BEGIN The records

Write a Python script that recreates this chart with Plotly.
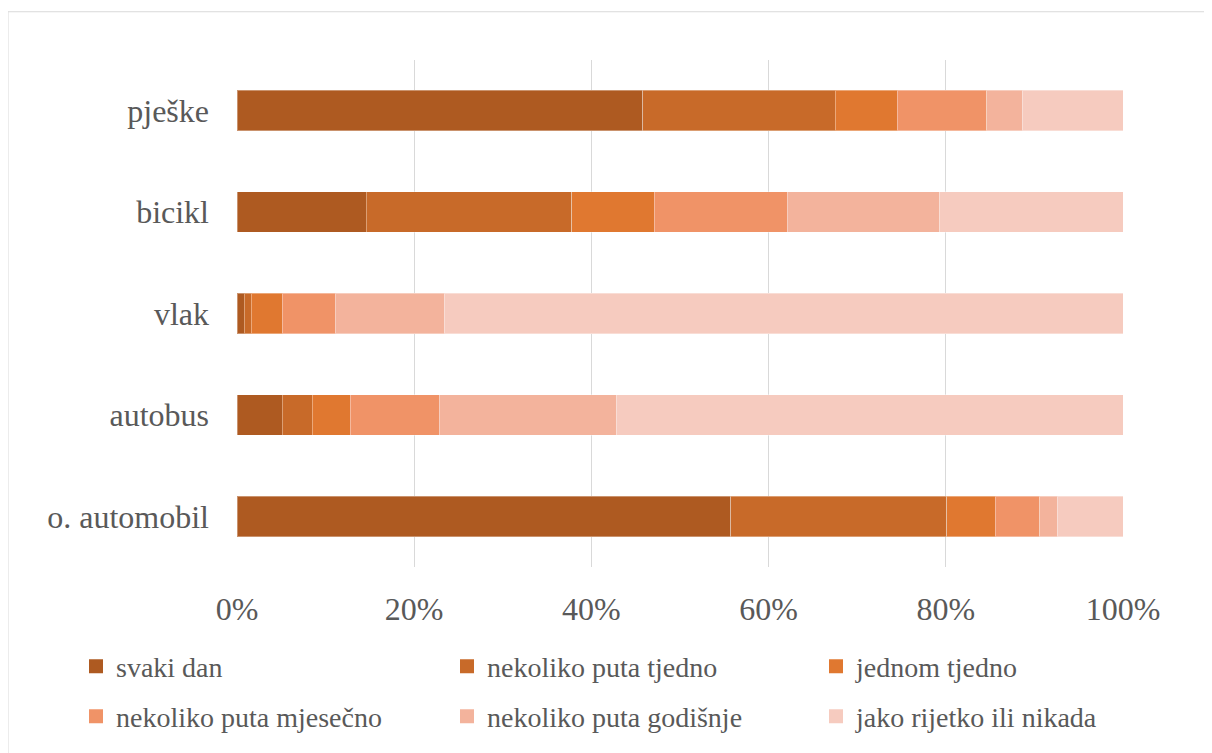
import plotly.graph_objects as go

categories = ["o. automobil", "autobus", "vlak", "bicikl", "pješke"]
series_names = ["svaki dan", "nekoliko puta tjedno", "jednom tjedno",
                "nekoliko puta mjesečno", "nekoliko puta godišnje", "jako rijetko ili nikada"]
svaki_dan = [55.7, 5.1, 0.8, 14.6, 45.8]
tjedno_vise = [24.4, 3.4, 0.8, 23.2, 21.7]
jednom_tjedno = [5.5, 4.3, 3.5, 9.3, 7.0]
mjesecno = [5.0, 10.0, 6.0, 15.0, 10.1]
godisnje = [2.0, 20.0, 12.3, 17.2, 4.0]
nikada = [7.4, 57.2, 76.6, 20.7, 11.4]
tick_vals = [0, 20, 40, 60, 80, 100]
tick_text = ["0%", "20%", "40%", "60%", "80%", "100%"]

colors = ["#AE5A21", "#C86A29", "#E07830", "#F09367", "#F3B39C", "#F6CBBF"]
values = [svaki_dan, tjedno_vise, jednom_tjedno, mjesecno, godisnje, nikada]

FONT = "Liberation Serif"
LEGEND_FONTS = ["serif", "Times New Roman", "Tinos", "Liberation Serif", "Times", "Tinos"]
TXT = "#595959"

# page body has an 8px margin; work in screen pixels and convert
OFF = 8
W, H = 1212 - OFF, 753 - OFF
PL, PR, PT, PB = 237, 1123, 60, 575  # plot area in screen pixels
L, R, T, B = PL - OFF, W - (PR - OFF), PT - OFF, H - (PB - OFF)
pw, ph = W - L - R, H - T - B

def px_x(x):
    return (x - OFF - L) / pw

def px_y(y):
    return (H - B - (y - OFF)) / ph

legend_names = ["legend", "legend2", "legend3", "legend4", "legend5", "legend6"]
leg_x = [76, 447, 816]
leg_y = [676, 727]

fig = go.Figure()
for i, (name, vals) in enumerate(zip(series_names, values)):
    fig.add_trace(go.Bar(
        y=categories, x=vals, name=name, orientation="h",
        marker=dict(color=colors[i], line=dict(color="rgba(255,255,255,0.35)", width=1)),
        legendgroup=name, showlegend=False,
    ))
# legend entries (square swatches)
for i, name in enumerate(series_names):
    fig.add_trace(go.Scatter(
        x=[None], y=[None], mode="markers", name=name,
        marker=dict(symbol="square", size=14, color=colors[i]),
        legendgroup=name, legend=legend_names[i], showlegend=True,
    ))

legend_layout = {}
for i, ln in enumerate(legend_names):
    legend_layout[ln] = dict(
        orientation="h", xanchor="left", yanchor="middle",
        x=px_x(leg_x[i % 3]), y=px_y(leg_y[i // 3]),
        font=dict(family=LEGEND_FONTS[i], size=28, color=TXT),
        bgcolor="rgba(0,0,0,0)", borderwidth=0,
        itemclick=False, itemdoubleclick=False, visible=True,
    )

fig.update_layout(
    width=W, height=H, showlegend=True,
    margin=dict(l=L, r=R, t=T, b=B, pad=0),
    paper_bgcolor="white", plot_bgcolor="white",
    barmode="stack", bargap=0.6,
    font=dict(family=FONT, color=TXT),
    xaxis=dict(
        range=[0, 100], tickvals=tick_vals, ticktext=tick_text,
        showgrid=True, gridcolor="#D9D9D9", gridwidth=1.3,
        zeroline=False, showline=False, ticks="",
        tickfont=dict(family="Times New Roman", size=32, color=TXT),
        ticklabelstandoff=20, fixedrange=True,
    ),
    yaxis=dict(
        categoryorder="array", categoryarray=categories,
        showgrid=False, zeroline=False, showline=False, ticks="",
        tickfont=dict(family=FONT, size=32, color=TXT),
        ticklabelstandoff=27, fixedrange=True,
    ),
    shapes=[dict(
        type="rect", xref="paper", yref="paper",
        x0=px_x(8), x1=px_x(1240), y0=px_y(780), y1=px_y(11),
        line=dict(color="#D9D9D9", width=1), fillcolor="rgba(0,0,0,0)", layer="below",
    )],
    **legend_layout,
)

fig.write_html("out.html")
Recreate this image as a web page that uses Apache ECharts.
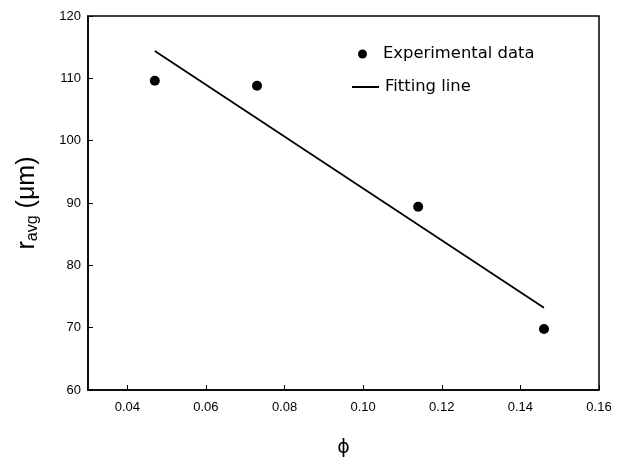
<!DOCTYPE html>
<html>
<head>
<meta charset="utf-8">
<script src="https://cdn.jsdelivr.net/npm/echarts@6/dist/echarts.min.js"></script>
<style>
  html, body { margin: 0; padding: 0; background: #fff; }
  #chart { width: 626px; height: 459px; }
</style>
</head>
<body>
<div id="chart"></div>
<script>
// Mean radius against volume fraction
const phiValues = [0.047, 0.073, 0.114, 0.146];
const radiusValues = [109.6, 108.8, 89.4, 69.8];

// Straight-line fit, drawn between its two end points
const fitPhi = [0.047, 0.146];
const fitRadius = [114.4, 73.2];

// Axis ranges and tick positions
const xRange = [0.03, 0.16];
const xTickValues = [0.04, 0.06, 0.08, 0.10, 0.12, 0.14, 0.16];
const yRange = [60, 120];
const yTickValues = [60, 70, 80, 90, 100, 110, 120];

const expData = phiValues.map((x, i) => [x, radiusValues[i]]);
const fitData = fitPhi.map((x, i) => [x, fitRadius[i]]);

const FONT = 'Liberation Sans, Arial, sans-serif';
const LEGEND_FONT = 'DejaVu Sans, sans-serif';
const chart = echarts.init(document.getElementById('chart'), null, { renderer: 'canvas' });

chart.setOption({
  animation: false,
  backgroundColor: '#fff',
  grid: {
    left: 88, right: 27, top: 16, bottom: 69,
    outerBoundsMode: 'none',
    containLabel: false,
    show: true, borderColor: '#000', borderWidth: 1.5
  },
  legend: [
    {
      data: ['Experimental data'],
      left: 353, top: 41,
      icon: 'circle', itemWidth: 9, itemHeight: 9, itemGap: 0,
      textStyle: { fontFamily: LEGEND_FONT, fontSize: 16.4, color: '#000', padding: [0, 0, 0, 11] }
    },
    {
      data: ['Fitting line'],
      left: 347, top: 74,
      icon: 'rect', itemWidth: 27, itemHeight: 2,
      textStyle: { fontFamily: LEGEND_FONT, fontSize: 16.4, color: '#000', padding: [0, 0, 0, 1] }
    }
  ],
  xAxis: {
    type: 'value',
    min: xRange[0], max: xRange[1],
    name: 'ϕ',
    nameLocation: 'middle',
    nameGap: 49,
    nameTextStyle: { fontFamily: 'DejaVu Sans, sans-serif', fontSize: 19, color: '#000' },
    axisLine: { show: true, lineStyle: { color: '#000', width: 1.5 } },
    axisTick: { show: true, inside: true, length: 5, customValues: xTickValues, lineStyle: { color: '#000' } },
    axisLabel: {
      fontFamily: FONT, fontSize: 13, color: '#000', margin: 11,
      customValues: xTickValues,
      formatter: v => v.toFixed(2)
    },
    splitLine: { show: false }
  },
  yAxis: {
    type: 'value',
    min: yRange[0], max: yRange[1],
    name: '{r|r}{sub|avg}{r| (μm)}',
    nameLocation: 'middle',
    nameGap: 47,
    nameRotate: 90,
    nameTextStyle: {
      color: '#000',
      rich: {
        r: { fontFamily: FONT, fontSize: 25, color: '#000' },
        sub: { fontFamily: FONT, fontSize: 16, color: '#000', verticalAlign: 'bottom', padding: [11, 0, 0, 0] }
      }
    },
    axisLine: { show: true, lineStyle: { color: '#000', width: 1.5 } },
    axisTick: { show: true, inside: true, length: 5, customValues: yTickValues, lineStyle: { color: '#000' } },
    axisLabel: { fontFamily: FONT, fontSize: 13, color: '#000', margin: 7, customValues: yTickValues },
    splitLine: { show: false }
  },
  series: [
    {
      name: 'Experimental data',
      type: 'scatter',
      data: expData,
      symbol: 'circle',
      symbolSize: 10,
      itemStyle: { color: '#000', opacity: 1 }
    },
    {
      name: 'Fitting line',
      type: 'line',
      data: fitData,
      symbol: 'none',
      lineStyle: { color: '#000', width: 1.8 },
      itemStyle: { color: '#000' }
    }
  ]
});
</script>
</body>
</html>
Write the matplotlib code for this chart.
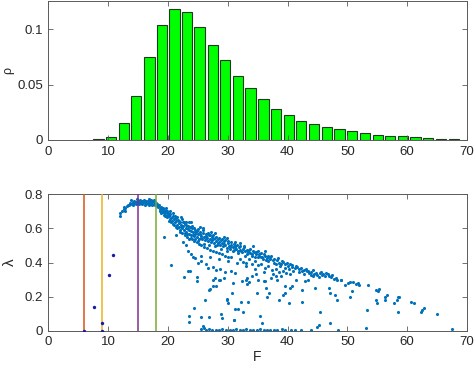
import matplotlib
matplotlib.use("Agg")
import matplotlib.pyplot as plt
import numpy as np

plt.rcParams['font.family'] = ['Liberation Sans', 'DejaVu Sans']

# ---------------- top panel: histogram ----------------
bin_centers = [8.4, 10.5, 12.6, 14.7, 16.9, 19.0, 21.1, 23.2, 25.3, 27.5, 29.6,
               31.7, 33.8, 36.0, 38.1, 40.2, 42.3, 44.4, 46.6, 48.7, 50.8, 52.9,
               55.1, 57.2, 59.3, 61.4, 63.5, 65.7, 67.8]
rho = [0.0005, 0.003, 0.015, 0.040, 0.075, 0.1036, 0.1177, 0.1156, 0.1015,
       0.0853, 0.0724, 0.0574, 0.0468, 0.0366, 0.0279, 0.0222, 0.0174, 0.0141,
       0.0117, 0.0099, 0.0078, 0.0060, 0.0045, 0.0036, 0.0033, 0.0024, 0.0018,
       0.0012, 0.0006]

# ---------------- bottom panel: scatter ----------------
# main band (plateau + decay)
band_F = [11.9, 12.4, 12.6, 12.9, 13.1, 13.3, 13.5, 13.7, 13.6, 14.0, 14.1, 14.3, 14.4, 14.6, 14.7,
          14.9, 15.0, 15.2, 15.3, 15.5, 15.6, 15.7, 15.9, 16.0, 16.1, 16.3, 16.4, 16.6, 16.7, 16.8,
          17.0, 17.1, 17.2, 17.4, 17.5, 17.6, 17.8, 17.9, 18.0, 18.1, 18.3, 18.4, 18.5, 18.7, 18.8,
          19.0, 19.1, 19.2, 19.4, 19.5, 19.7, 19.8, 19.9, 20.0, 20.2, 20.3, 20.4, 20.6, 20.7, 20.9,
          21.0, 21.1, 21.3, 21.4, 21.5, 21.7, 21.8, 21.9, 22.1, 22.2, 22.3, 22.5, 22.6, 22.7, 22.9,
          23.0, 23.1, 23.3, 23.4, 23.5, 23.7, 23.8, 23.9, 24.1, 24.2, 24.3, 24.5, 24.6, 24.8, 24.9,
          25.0, 25.2, 25.3, 25.5, 25.7, 25.8, 26.0, 26.2, 26.3, 26.5, 26.7, 26.8, 27.0, 27.2, 27.3,
          27.5, 27.7, 27.8, 28.0, 28.2, 28.3, 28.5, 28.7, 28.9, 29.0, 29.2, 29.4, 29.6, 29.8, 30.0,
          30.2, 30.4, 30.6, 30.8, 31.0, 31.2, 31.4, 31.7, 31.9, 32.1, 32.4, 32.6, 32.9, 33.2, 33.5,
          33.8, 34.1, 34.4, 34.7, 35.0, 35.3, 35.6, 35.9, 36.2, 36.5, 36.8, 37.1, 37.5, 37.8, 38.2,
          38.5, 38.9, 39.3, 39.6, 40.0, 40.4, 40.8, 41.2, 41.6, 42.0, 42.4, 42.8, 43.2, 43.6, 44.0,
          44.5, 45.0, 45.4, 45.8, 46.3, 46.8, 47.2, 47.7, 48.1,
          13.8, 14.2, 14.8, 15.4, 16.2, 16.9, 17.3, 17.7, 18.2, 18.6, 18.9, 19.3, 19.6,
          12.0, 12.7, 12.9]
band_L = [0.672, 0.700, 0.712, 0.720, 0.730, 0.735, 0.740, 0.745, 0.750, 0.745, 0.755, 0.750, 0.760, 0.745, 0.755,
          0.750, 0.760, 0.745, 0.755, 0.750, 0.760, 0.742, 0.755, 0.765, 0.748, 0.758, 0.745, 0.762, 0.750, 0.770,
          0.755, 0.745, 0.765, 0.752, 0.760, 0.742, 0.755, 0.735, 0.748, 0.730, 0.740, 0.725, 0.735, 0.715, 0.728,
          0.705, 0.720, 0.695, 0.710, 0.688, 0.700, 0.680, 0.665, 0.690, 0.675, 0.655, 0.685, 0.665, 0.645, 0.672,
          0.655, 0.635, 0.660, 0.642, 0.620, 0.650, 0.630, 0.610, 0.640, 0.620, 0.600, 0.635, 0.612, 0.592, 0.625,
          0.605, 0.580, 0.615, 0.595, 0.570, 0.610, 0.585, 0.562, 0.600, 0.578, 0.555, 0.590, 0.570, 0.550, 0.585,
          0.565, 0.540, 0.578, 0.558, 0.535, 0.572, 0.550, 0.530, 0.565, 0.545, 0.525, 0.560, 0.540, 0.518, 0.552,
          0.535, 0.512, 0.545, 0.528, 0.505, 0.540, 0.520, 0.500, 0.532, 0.512, 0.495, 0.525, 0.505, 0.488, 0.515,
          0.498, 0.480, 0.505, 0.490, 0.475, 0.498, 0.482, 0.468, 0.490, 0.475, 0.460, 0.480, 0.465, 0.450, 0.472,
          0.455, 0.440, 0.462, 0.448, 0.430, 0.450, 0.435, 0.420, 0.440, 0.425, 0.410, 0.430, 0.412, 0.400, 0.415,
          0.400, 0.390, 0.405, 0.390, 0.378, 0.390, 0.375, 0.365, 0.372, 0.360, 0.350, 0.358, 0.348, 0.338, 0.345,
          0.335, 0.328, 0.338, 0.325, 0.320, 0.330, 0.315, 0.305, 0.310,
          0.765, 0.740, 0.770, 0.765, 0.740, 0.740, 0.738, 0.765, 0.745, 0.700, 0.690, 0.680, 0.720,
          0.690, 0.725, 0.705]

# additional points filling the thick part of the band
fill_F = [19.2, 19.5, 19.8, 20.1, 20.3, 20.5, 20.8, 20.9, 21.2, 21.4, 21.6, 21.9, 22.0, 22.3, 22.4,
          22.7, 22.8, 23.1, 23.2, 23.5, 23.6, 23.9, 24.0, 24.2, 24.4, 24.6, 24.7, 25.0, 25.1, 25.4,
          25.6, 25.9, 26.0, 26.3, 26.4, 26.7, 26.9, 27.1, 27.3, 27.6, 27.8, 28.1, 28.3, 28.6, 28.8,
          29.1, 29.3, 29.6, 29.8, 30.1, 30.3, 30.6, 30.9, 31.1, 31.3, 31.6, 31.8, 32.0, 32.3, 32.7,
          32.9, 33.2, 33.4, 33.7, 34.0, 34.3, 34.6, 34.8, 35.2, 35.5, 35.8, 36.1, 36.4, 36.7, 37.0,
          37.3, 37.7, 38.0, 38.4, 38.7, 39.1, 39.5, 39.9, 40.3, 40.7, 41.0, 41.4, 41.9, 42.3, 42.7,
          43.1, 43.5, 43.9, 44.3, 44.8, 45.2, 45.6, 46.0, 46.5, 47.0, 47.5, 48.3, 49.0, 50.5, 51.0]
fill_L = [0.715, 0.670, 0.700, 0.645, 0.700, 0.660, 0.690, 0.625, 0.675, 0.610, 0.665, 0.645, 0.580, 0.655, 0.610,
          0.640, 0.575, 0.620, 0.565, 0.635, 0.590, 0.545, 0.615, 0.560, 0.605, 0.535, 0.580, 0.595, 0.525, 0.570,
          0.545, 0.590, 0.510, 0.555, 0.535, 0.575, 0.505, 0.560, 0.530, 0.560, 0.495, 0.550, 0.515, 0.545, 0.480,
          0.540, 0.510, 0.530, 0.470, 0.525, 0.490, 0.520, 0.465, 0.510, 0.490, 0.500, 0.455, 0.495, 0.470, 0.490,
          0.440, 0.475, 0.460, 0.480, 0.450, 0.470, 0.430, 0.460, 0.440, 0.455, 0.430, 0.450, 0.415, 0.440, 0.420,
          0.440, 0.420, 0.390, 0.425, 0.380, 0.410, 0.370, 0.395, 0.360, 0.385, 0.350, 0.380, 0.345, 0.370, 0.335,
          0.360, 0.350, 0.325, 0.355, 0.340, 0.315, 0.345, 0.330, 0.340, 0.320, 0.325, 0.300, 0.300, 0.285, 0.285]

# lower edge / upper edge of the band and a secondary branch
branch_F = [20.5, 21.0, 21.5, 22.0, 22.4, 22.8, 23.2, 23.6, 24.0, 24.4, 24.8, 25.2, 25.6, 26.1, 26.6,
            27.1, 27.6, 28.1, 28.6, 29.1, 29.6, 30.1, 30.6,
            22.2, 23.1, 23.8, 25.3, 25.9, 27.2, 27.9, 29.3, 29.8, 31.2, 32.1, 32.8, 34.2, 35.1, 36.3,
            24.5, 25.1, 25.5, 26.3, 26.7, 27.5, 28.1, 28.7, 29.5, 30.5, 31.3,
            32.1, 32.6, 33.1, 33.6, 34.1, 34.6, 35.1, 35.6, 36.2, 36.8, 37.4, 38.0, 38.6, 39.2, 39.8, 40.4,
            19.3, 21.3, 22.5, 23.0, 23.4, 23.8, 24.2,
            25.5, 27.0, 28.5, 30.0, 31.5, 33.0, 34.5, 36.0, 37.5, 38.9, 27.8, 30.8, 34.7, 41.5, 43.0]
branch_L = [0.640, 0.620, 0.600, 0.590, 0.575, 0.560, 0.550, 0.540, 0.535, 0.525, 0.520, 0.510, 0.500, 0.490, 0.485,
            0.475, 0.470, 0.460, 0.455, 0.450, 0.440, 0.435, 0.430,
            0.665, 0.640, 0.635, 0.610, 0.605, 0.580, 0.575, 0.550, 0.545, 0.520, 0.515, 0.495, 0.495, 0.470, 0.465,
            0.425, 0.400, 0.410, 0.390, 0.370, 0.375, 0.355, 0.360, 0.345, 0.350, 0.338,
            0.420, 0.405, 0.400, 0.418, 0.392, 0.408, 0.386, 0.390, 0.368, 0.378, 0.356, 0.360, 0.342, 0.352, 0.338, 0.332,
            0.550, 0.560, 0.520, 0.500, 0.470, 0.450, 0.430,
            0.440, 0.430, 0.420, 0.410, 0.400, 0.380, 0.360, 0.345, 0.330, 0.320, 0.310, 0.280, 0.330, 0.300, 0.290]

# scattered points
sc_F = [20.5, 22.75, 23.3, 23.76, 24.8, 24.8, 23.6, 23.6, 24.3, 25.5, 26.2, 26.8, 26.9, 27.6, 28.7, 29.3,
        28.9, 29.1, 29.9, 30.0, 31.0, 31.2, 31.7, 32.2, 33.6, 33.2, 34.9, 35.4, 35.7, 36.6, 36.9, 35.1,
        36.3, 37.3, 38.2, 38.5, 39.3, 39.6, 40.4, 40.2, 42.4, 39.6, 40.8, 42.4, 44.6, 46.9, 47.1, 48.3,
        48.0, 49.6, 50.1, 50.5, 50.8, 51.5, 51.8, 45.5, 45.2, 45.0, 47.1, 48.5, 53.3, 53.2, 53.5, 54.8,
        55.1, 55.3, 54.8, 55.0, 56.3, 56.6, 56.3, 58.3, 58.5, 58.7, 57.8, 58.4, 60.7, 61.2, 62.4, 62.5,
        62.8, 65.0, 67.5, 27.1, 27.6, 28.0, 28.5, 32.4, 33.0, 33.3, 34.0, 36.0, 36.4, 38.0, 25.9, 26.1,
        29.8, 30.7, 32.6, 33.4, 31.1, 43.5, 44.2, 49.0, 52.0]
sc_L = [0.385, 0.313, 0.352, 0.352, 0.313, 0.293, 0.086, 0.053, 0.131, 0.082, 0.180, 0.082, 0.240, 0.297, 0.300, 0.310,
        0.100, 0.076, 0.186, 0.160, 0.063, 0.130, 0.130, 0.168, 0.285, 0.273, 0.220, 0.086, 0.047, 0.196, 0.220, 0.300,
        0.290, 0.310, 0.300, 0.180, 0.210, 0.260, 0.250, 0.164, 0.170, 0.220, 0.260, 0.240, 0.250, 0.250, 0.220, 0.180,
        0.210, 0.270, 0.280, 0.200, 0.230, 0.275, 0.280, 0.112, 0.033, 0.023, 0.043, 0.004, 0.121, 0.014, 0.268, 0.240,
        0.230, 0.245, 0.180, 0.165, 0.200, 0.210, 0.180, 0.180, 0.200, 0.200, 0.165, 0.110, 0.170, 0.165, 0.110, 0.120,
        0.135, 0.098, 0.010, 0.245, 0.260, 0.260, 0.300, 0.290, 0.300, 0.310, 0.320, 0.290, 0.250, 0.320, 0.030, 0.015,
        0.180, 0.220, 0.110, 0.170, 0.063, 0.300, 0.320, 0.300, 0.270]

# bottom row close to zero
low_F = [25.6, 26.3, 26.9, 27.4, 28.0, 28.6, 29.1, 29.7, 30.3, 30.9, 31.4, 32.0, 32.6, 33.1, 33.7,
         34.3, 34.9, 35.4, 36.0, 36.6, 37.1, 37.7, 38.3, 39.0, 39.6, 40.5, 41.3, 42.3, 44.0]
low_L = [0.010, 0.004, 0.008, 0.003, 0.006, 0.002, 0.009, 0.004, 0.007, 0.003, 0.010, 0.005, 0.002, 0.008, 0.004,
         0.006, 0.003, 0.009, 0.005, 0.002, 0.007, 0.004, 0.003, 0.008, 0.005, 0.004, 0.006, 0.003, 0.005]

# dark points at low F
dark_F = [6.0, 7.6, 9.0, 9.0, 10.1, 10.8]
dark_L = [0.0, 0.137, 0.0, 0.047, 0.326, 0.444]

vlines_F = [6, 9, 15, 18]
vline_colors = ['#D95319', '#EDB120', '#7E2F8E', '#77AC30']

# ---------------- figure ----------------
fig = plt.figure(figsize=(4.74, 3.69), dpi=100)
txt = '#262626'
spine_c = '#5a5a5a'

def style(ax):
    for s in ax.spines.values():
        s.set_color(spine_c)
        s.set_linewidth(0.7)
    ax.tick_params(direction='in', length=3.5, width=0.6, color=spine_c,
                   labelsize=9.5, labelcolor=txt, top=True, right=True, pad=4)

ax1 = fig.add_axes([0.102, 0.6206, 0.883, 0.3775])
ax1.bar(bin_centers, rho, width=1.72, color='#00FF00', edgecolor='#1f3a1f', linewidth=0.8)
ax1.set_xlim(0, 70)
ax1.set_ylim(0, 0.1255)
ax1.set_xticks(range(0, 71, 10))
ax1.set_yticks([0, 0.05, 0.1])
ax1.set_yticklabels(['0', '0.05', '0.1'])
ax1.set_ylabel('ρ', fontsize=9, color=txt)
ax1.yaxis.set_label_coords(-0.082, 0.5)
style(ax1)

ax2 = fig.add_axes([0.102, 0.1038, 0.883, 0.3696])
allF = band_F + fill_F + branch_F + sc_F + low_F
allL = band_L + fill_L + branch_L + sc_L + low_L
ax2.scatter(allF, allL, s=5, color='#0072BD', linewidths=0, zorder=2)
ax2.scatter(dark_F, dark_L, s=6, color='#1a1aa0', linewidths=0, zorder=4)
for xv, c in zip(vlines_F, vline_colors):
    ax2.axvline(xv, color=c, linewidth=1.1, zorder=3)
ax2.set_xlim(0, 70)
ax2.set_ylim(0, 0.8)
ax2.set_xticks(range(0, 71, 10))
ax2.set_yticks([0, 0.2, 0.4, 0.6, 0.8])
ax2.set_yticklabels(['0', '0.2', '0.4', '0.6', '0.8'])
ax2.set_xlabel('F', fontsize=10, color=txt, labelpad=1)
ax2.set_ylabel('λ', fontsize=11, color=txt)
ax2.yaxis.set_label_coords(-0.075, 0.5)
style(ax2)

fig.savefig('out.png', dpi=100)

END The records

Your task is to reproduce only the lines from the one with "Recreate this image" through the one with "const yTickValues = [60, 70, 80, 90, 100, 110, 120];", keeping both ends. Skip every picture.

● **Final result**
Recreate this image as a web page that uses Apache ECharts.
<!DOCTYPE html>
<html>
<head>
<meta charset="utf-8">
<script src="https://cdn.jsdelivr.net/npm/echarts@6/dist/echarts.min.js"></script>
<style>
  html, body { margin: 0; padding: 0; background: #fff; }
  #chart { width: 626px; height: 459px; }
</style>
</head>
<body>
<div id="chart"></div>
<script>
// Mean radius against volume fraction
const phiValues = [0.047, 0.073, 0.114, 0.146];
const radiusValues = [109.6, 108.8, 89.4, 69.8];

// Straight-line fit, drawn between its two end points
const fitPhi = [0.047, 0.146];
const fitRadius = [114.4, 73.2];

// Axis ranges and tick positions
const xRange = [0.03, 0.16];
const xTickValues = [0.04, 0.06, 0.08, 0.10, 0.12, 0.14, 0.16];
const yRange = [60, 120];
const yTickValues = [60, 70, 80, 90, 100, 110, 120];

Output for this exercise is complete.